Now, let's check $$h(-x)$$:
$$h(-x) = (-x) g(-x)$$
Since $$g(-x) = g(x)$$, we substitute this into the expression:
$$h(-x) = -x g(x)$$.
We know that $$h(x) = x g(x)$$, so $$h(-x) = -h(x)$$.
This shows that $$h(x) = x g(x)$$ is an odd function.
Since $$h(x)$$ is an odd function and the integral is over the symmetric interval from -1 to 1, according to the property of odd functions, the integral is zero.
So, $$\int_{-1}^{1} x g(x) d x = 0$$.
Geometrically, the product of an odd function ($$x$$) and an even function ($$g(x)$$) results in an odd function. The positive and negative signed areas of an odd function cancel out over a symmetric interval.

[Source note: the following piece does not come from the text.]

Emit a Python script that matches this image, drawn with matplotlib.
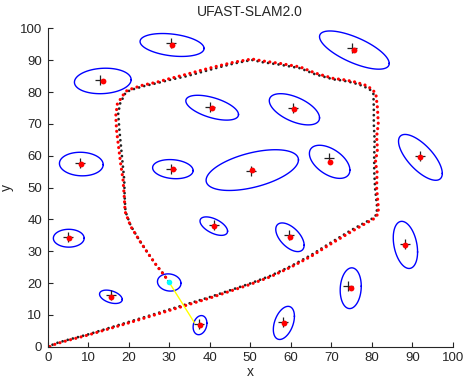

Question1.step8 (Calculating (f) $$\int_{-1}^{1} f^{3}(x) g(x) d x$$)

Let $$k(x) = f^{3}(x) g(x)$$. We need to determine if $$k(x)$$ is an odd or even function.
We are given that $$f(x)$$ is an odd function, so $$f(-x) = -f(x)$$.
We are given that $$g(x)$$ is an even function, so $$g(-x) = g(x)$$.
Now, let's check $$k(-x)$$:
$$k(-x) = f^{3}(-x) g(-x)$$
Since $$f(-x) = -f(x)$$ and $$g(-x) = g(x)$$, we substitute these into the expression:
$$k(-x) = (-f(x))^{3} g(x)$$
$$k(-x) = (-1)^{3} f^{3}(x) g(x)$$
$$k(-x) = -f^{3}(x) g(x)$$.
We know that $$k(x) = f^{3}(x) g(x)$$, so $$k(-x) = -k(x)$$.
This shows that $$k(x) = f^{3}(x) g(x)$$ is an odd function.
Since $$k(x)$$ is an odd function and the integral is over the symmetric interval from -1 to 1, according to the property of odd functions, the integral is zero.
So, $$\int_{-1}^{1} f^{3}(x) g(x) d x = 0$$.
Geometrically, the product of an odd power of an odd function ($$f^3(x)$$) and an even function ($$g(x)$$) results in an odd function. The positive and negative signed areas of an odd function cancel out over a symmetric interval.